Wednesday, September 4, 2013

Amazon on a Warehouse Building Spree

I stumbled upon an article that discussed Amazon's method of distribution, as we discussed last week, and it elaborated on their need to not only build more distribution hubs but compared their supply chain system (to some extent) to that of their competitors.  Amazon's plan, which began in 2010, was to build 50 new warehouses world wide.  It made think, is bigger always better? While in order to maintain fast shipping and delivery and be also be faster than their competitors like target, walmart and ebay, it may be logical to build these warehouses, but at what costs? Fifty warehouses costs a large amount of money, and inevitably it will be paid for by consumers.

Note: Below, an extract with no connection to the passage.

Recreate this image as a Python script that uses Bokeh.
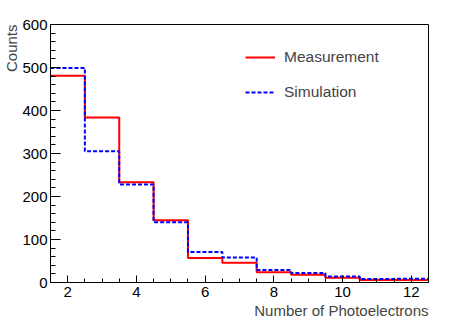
from bokeh.plotting import figure
from bokeh.models import (SingleIntervalTicker, Range1d, Legend, LegendItem, Title)
from bokeh.embed import file_html
from bokeh.resources import INLINE

# Data: number of photoelectrons (bin centres) and counts
n_pe = [2, 3, 4, 5, 6, 7, 8, 9, 10, 11, 12]
measurement = [481, 384, 233, 145, 57, 46, 24, 18, 11, 6, 6]
simulation = [499, 305, 228, 140, 71, 58, 29, 22, 14, 8, 9]

x_ticks_major = 2
y_ticks_major = 100

FONT = "Liberation Sans"

p = figure(width=474, height=322, output_backend="svg", toolbar_location=None,
           x_range=Range1d(1.5, 12.5), y_range=Range1d(0, 600),
           min_border_left=48, min_border_right=46, min_border_top=24,
           min_border_bottom=40, title=None)

p.xgrid.visible = False
p.ygrid.visible = False
p.outline_line_color = "black"
p.outline_line_width = 1
p.background_fill_color = "white"
p.border_fill_color = "white"

# histogram edges derived from bin centres
edges = [c - 0.5 for c in n_pe] + [n_pe[-1] + 0.5]
meas_y = measurement + [measurement[-1]]
sim_y = simulation + [simulation[-1]]

r_meas = p.step(edges, meas_y, mode="after", line_color="#ff0000", line_width=2)
r_sim = p.step(edges, sim_y, mode="after", line_color="#0000ff", line_width=2,
               line_dash="4 2")

# axes styling (ROOT-like ticks inside the frame)
p.xaxis.ticker = SingleIntervalTicker(interval=x_ticks_major, num_minor_ticks=4)
p.yaxis.ticker = SingleIntervalTicker(interval=y_ticks_major, num_minor_ticks=5)
for ax in (p.xaxis[0], p.yaxis[0]):
    ax.major_tick_out = 0
    ax.minor_tick_out = 0
    ax.axis_line_color = "black"
    ax.major_tick_line_color = "black"
    ax.minor_tick_line_color = "black"
    ax.major_label_text_font = FONT
    ax.major_label_text_font_size = "15px"
    ax.major_label_text_color = "black"
p.xaxis.major_tick_in = 7
p.xaxis.minor_tick_in = 4
p.yaxis.major_tick_in = 10
p.yaxis.minor_tick_in = 5
p.xaxis.major_label_standoff = 4
p.yaxis.major_label_standoff = 3

xt = Title(text="Number of Photoelectrons", align="right", text_font=FONT,
           text_font_size="15px", text_font_style="normal", standoff=0)
p.add_layout(xt, "below")
yt = Title(text="Counts", align="right", text_font=FONT,
           text_font_size="15px", text_font_style="normal", standoff=0)
p.add_layout(yt, "left")

legend = Legend(items=[LegendItem(label="Measurement", renderers=[r_meas]),
                       LegendItem(label="Simulation", renderers=[r_sim])],
                location=(195, 180), border_line_color=None,
                background_fill_alpha=0, padding=0, margin=0, spacing=15,
                glyph_width=30, label_standoff=9, label_text_font=FONT,
                label_text_font_size="15.5px")
p.add_layout(legend, "center")

open("out.html", "w").write(file_html(p, INLINE))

While Amazon has created some amazing shipping programs, they overall seem to have a higher shipping cost in general in comparison to their competitors.  Amazon consumer (non amazon prime program users) are paying on average $9 to ship their orders while stores like best buy, walmart and target are only charging $5.  These large warehouses though are calculated to make a short term rise in costs but in the long term prove to win over a larger market share and prove highly profitable for Amazon, but in the future.

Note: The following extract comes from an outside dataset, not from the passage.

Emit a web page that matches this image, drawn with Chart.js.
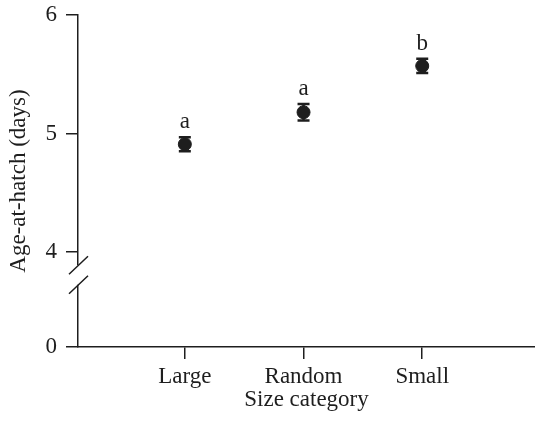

"Amazon has a strong record of trading short-term losses for market share and sustained profits later, and investors are giving CEO Jeff Bezos the benefit of the doubt. Since the start of 2010 the company’s stock has more than doubled. With warehouses close to the top 20 U.S. metropolitan areas, Amazon could reach 50 percent of Americans with same-day delivery, compared with 15 percent now, says supply chain consultant MWPVL International."

So I suppose bigger is better in Amazon's case, and I realized it as I continued the article.  But it led me to my question I want to look at.  Is bigger always better for every company, every segment, every product? And what are the costs of expansion, and who pays for them?